TASK STATEMENT – All of the data should be output character for character, except the pictures.

RAW DATA –
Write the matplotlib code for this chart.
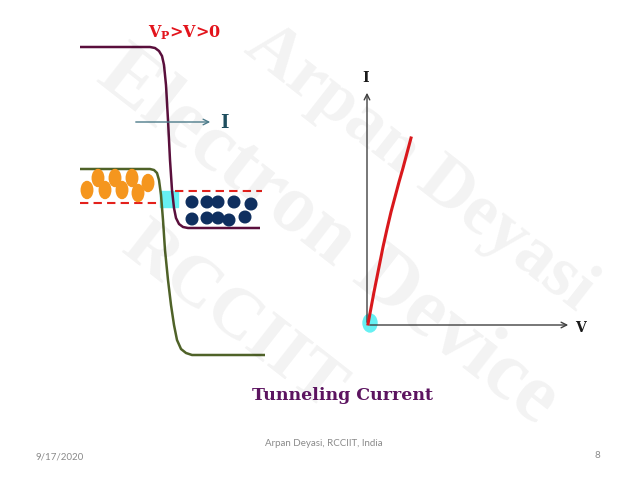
import matplotlib
matplotlib.use("Agg")
import matplotlib.pyplot as plt
from matplotlib.patches import Ellipse, Rectangle, Circle

# slide coordinates (pixels, y grows downwards)
W, H = 638, 478

# conduction band (purple) and valence band (green) profiles
cb_x = [80, 150, 155, 159, 162, 164, 166, 168, 170, 172, 174, 176, 179, 183, 188, 260]
cb_y = [47, 47, 48, 51, 56, 65, 85, 120, 160, 190, 208, 218, 224, 227, 228, 228]
vb_x = [80, 150, 154, 157, 159, 161, 163, 165, 168, 171, 174, 177, 181, 186, 192, 265]
vb_y = [169, 169, 170, 173, 180, 195, 220, 250, 280, 305, 325, 340, 349, 353, 355, 355]

# fermi levels (red dashed)
fermi_left = ([80, 160], [203, 203])
fermi_right = ([175, 262], [191, 191])

# holes (orange) and electrons (navy)
holes_x = [87, 98, 105, 115, 122, 132, 138, 148]
holes_y = [190, 178, 190, 178, 190, 178, 193, 183]
elec_x = [192, 207, 218, 234, 251, 192, 207, 218, 229, 245]
elec_y = [202, 202, 202, 202, 204, 219, 218, 218, 220, 217]

# I-V characteristic
iv_x = [368, 371, 374, 377, 380, 383, 387, 391, 395, 399, 403, 407, 411]
iv_y = [324, 308, 292, 277, 262, 247, 229, 212, 197, 182, 168, 153, 138]

fig = plt.figure(figsize=(6.38, 4.78), dpi=100)
ax = fig.add_axes([0, 0, 1, 1])
ax.set_xlim(0, W)
ax.set_ylim(H, 0)
ax.axis("off")

# faint diagonal watermark
wm = dict(color="#000000", alpha=0.05, fontweight="bold",
          family="Liberation Serif", rotation=-38, ha="center", va="center",
          rotation_mode="anchor")
ax.text(420, 168, "Arpan Deyasi", fontsize=52, **wm)
ax.text(328, 238, "Electron Device", fontsize=60, **wm)
ax.text(233, 318, "RCCIIT", fontsize=52, **wm)

# band diagram
ax.plot(cb_x, cb_y, color="#5a0f3c", lw=1.8, solid_capstyle="butt")
ax.plot(vb_x, vb_y, color="#4f6228", lw=1.8, solid_capstyle="butt")
ax.plot(*fermi_left, color="#e3211c", lw=1.5, ls=(0, (4, 2.5)))
ax.plot(*fermi_right, color="#e3211c", lw=1.5, ls=(0, (4, 2.5)))
ax.add_patch(Rectangle((160, 191), 18, 16, color="#66f0f2", zorder=1))

for x, y in zip(holes_x, holes_y):
    ax.add_patch(Ellipse((x, y), 11.5, 17, color="#f5961e", zorder=3))
for x, y in zip(elec_x, elec_y):
    ax.add_patch(Circle((x, y), 5.8, color="#0f2f5f", zorder=3))

ax.text(185, 33, r"V$_\mathregular{P}$>V>0", color="#e3141c", fontsize=11.5,
        fontweight="bold", family="DejaVu Serif", ha="center", va="center")

ax.annotate("", xy=(213, 122), xytext=(133, 122),
            arrowprops=dict(arrowstyle="->", color="#4d7b8a", lw=1.0))
ax.text(224, 123, "I", color="#1f4e5f", fontsize=13, fontweight="bold",
        family="DejaVu Serif", ha="center", va="center")

# I-V plot
ax.add_patch(Rectangle((368, 138), 44, 186, color="white", zorder=1))
ax.annotate("", xy=(367, 90), xytext=(367, 325),
            arrowprops=dict(arrowstyle="->", color="#404040", lw=1.0))
ax.annotate("", xy=(571, 325), xytext=(367, 325),
            arrowprops=dict(arrowstyle="->", color="#404040", lw=1.0))
ax.text(366, 78, "I", color="#1a1a1a", fontsize=10, fontweight="bold",
        family="DejaVu Serif", ha="center", va="center")
ax.text(580, 328, "V", color="#1a1a1a", fontsize=10, fontweight="bold",
        family="DejaVu Serif", ha="center", va="center")
ax.add_patch(Ellipse((370, 323), 14, 18, color="#66f0f2", zorder=2))
ax.plot(iv_x, iv_y, color="#d9181c", lw=2.2, zorder=3)

# title and footer
ax.text(342, 395, "Tunneling Current", color="#5c1460", fontsize=12.5,
        fontweight="bold", family="DejaVu Serif", ha="center", va="center")
ax.text(324, 443, "Arpan Deyasi, RCCIIT, India", color="#8a8a8a", fontsize=7,
        family="Lato", ha="center", va="center")
ax.text(35, 457, "9/17/2020", color="#8a8a8a", fontsize=7, family="Lato",
        ha="left", va="center")
ax.text(600, 456, "8", color="#8a8a8a", fontsize=7, family="Lato",
        ha="right", va="center")

fig.savefig("out.png", dpi=100)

COMPLETE ANSWER –
Write the matplotlib code for this chart.
import matplotlib
matplotlib.use("Agg")
import matplotlib.pyplot as plt
from matplotlib.patches import Ellipse, Rectangle, Circle

# slide coordinates (pixels, y grows downwards)
W, H = 638, 478

# conduction band (purple) and valence band (green) profiles
cb_x = [80, 150, 155, 159, 162, 164, 166, 168, 170, 172, 174, 176, 179, 183, 188, 260]
cb_y = [47, 47, 48, 51, 56, 65, 85, 120, 160, 190, 208, 218, 224, 227, 228, 228]
vb_x = [80, 150, 154, 157, 159, 161, 163, 165, 168, 171, 174, 177, 181, 186, 192, 265]
vb_y = [169, 169, 170, 173, 180, 195, 220, 250, 280, 305, 325, 340, 349, 353, 355, 355]

# fermi levels (red dashed)
fermi_left = ([80, 160], [203, 203])
fermi_right = ([175, 262], [191, 191])

# holes (orange) and electrons (navy)
holes_x = [87, 98, 105, 115, 122, 132, 138, 148]
holes_y = [190, 178, 190, 178, 190, 178, 193, 183]
elec_x = [192, 207, 218, 234, 251, 192, 207, 218, 229, 245]
elec_y = [202, 202, 202, 202, 204, 219, 218, 218, 220, 217]

# I-V characteristic
iv_x = [368, 371, 374, 377, 380, 383, 387, 391, 395, 399, 403, 407, 411]
iv_y = [324, 308, 292, 277, 262, 247, 229, 212, 197, 182, 168, 153, 138]

fig = plt.figure(figsize=(6.38, 4.78), dpi=100)
ax = fig.add_axes([0, 0, 1, 1])
ax.set_xlim(0, W)
ax.set_ylim(H, 0)
ax.axis("off")

# faint diagonal watermark
wm = dict(color="#000000", alpha=0.05, fontweight="bold",
          family="Liberation Serif", rotation=-38, ha="center", va="center",
          rotation_mode="anchor")
ax.text(420, 168, "Arpan Deyasi", fontsize=52, **wm)
ax.text(328, 238, "Electron Device", fontsize=60, **wm)
ax.text(233, 318, "RCCIIT", fontsize=52, **wm)

# band diagram
ax.plot(cb_x, cb_y, color="#5a0f3c", lw=1.8, solid_capstyle="butt")
ax.plot(vb_x, vb_y, color="#4f6228", lw=1.8, solid_capstyle="butt")
ax.plot(*fermi_left, color="#e3211c", lw=1.5, ls=(0, (4, 2.5)))
ax.plot(*fermi_right, color="#e3211c", lw=1.5, ls=(0, (4, 2.5)))
ax.add_patch(Rectangle((160, 191), 18, 16, color="#66f0f2", zorder=1))

for x, y in zip(holes_x, holes_y):
    ax.add_patch(Ellipse((x, y), 11.5, 17, color="#f5961e", zorder=3))
for x, y in zip(elec_x, elec_y):
    ax.add_patch(Circle((x, y), 5.8, color="#0f2f5f", zorder=3))

ax.text(185, 33, r"V$_\mathregular{P}$>V>0", color="#e3141c", fontsize=11.5,
        fontweight="bold", family="DejaVu Serif", ha="center", va="center")

ax.annotate("", xy=(213, 122), xytext=(133, 122),
            arrowprops=dict(arrowstyle="->", color="#4d7b8a", lw=1.0))
ax.text(224, 123, "I", color="#1f4e5f", fontsize=13, fontweight="bold",
        family="DejaVu Serif", ha="center", va="center")

# I-V plot
ax.add_patch(Rectangle((368, 138), 44, 186, color="white", zorder=1))
ax.annotate("", xy=(367, 90), xytext=(367, 325),
            arrowprops=dict(arrowstyle="->", color="#404040", lw=1.0))
ax.annotate("", xy=(571, 325), xytext=(367, 325),
            arrowprops=dict(arrowstyle="->", color="#404040", lw=1.0))
ax.text(366, 78, "I", color="#1a1a1a", fontsize=10, fontweight="bold",
        family="DejaVu Serif", ha="center", va="center")
ax.text(580, 328, "V", color="#1a1a1a", fontsize=10, fontweight="bold",
        family="DejaVu Serif", ha="center", va="center")
ax.add_patch(Ellipse((370, 323), 14, 18, color="#66f0f2", zorder=2))
ax.plot(iv_x, iv_y, color="#d9181c", lw=2.2, zorder=3)

# title and footer
ax.text(342, 395, "Tunneling Current", color="#5c1460", fontsize=12.5,
        fontweight="bold", family="DejaVu Serif", ha="center", va="center")
ax.text(324, 443, "Arpan Deyasi, RCCIIT, India", color="#8a8a8a", fontsize=7,
        family="Lato", ha="center", va="center")
ax.text(35, 457, "9/17/2020", color="#8a8a8a", fontsize=7, family="Lato",
        ha="left", va="center")
ax.text(600, 456, "8", color="#8a8a8a", fontsize=7, family="Lato",
        ha="right", va="center")

fig.savefig("out.png", dpi=100)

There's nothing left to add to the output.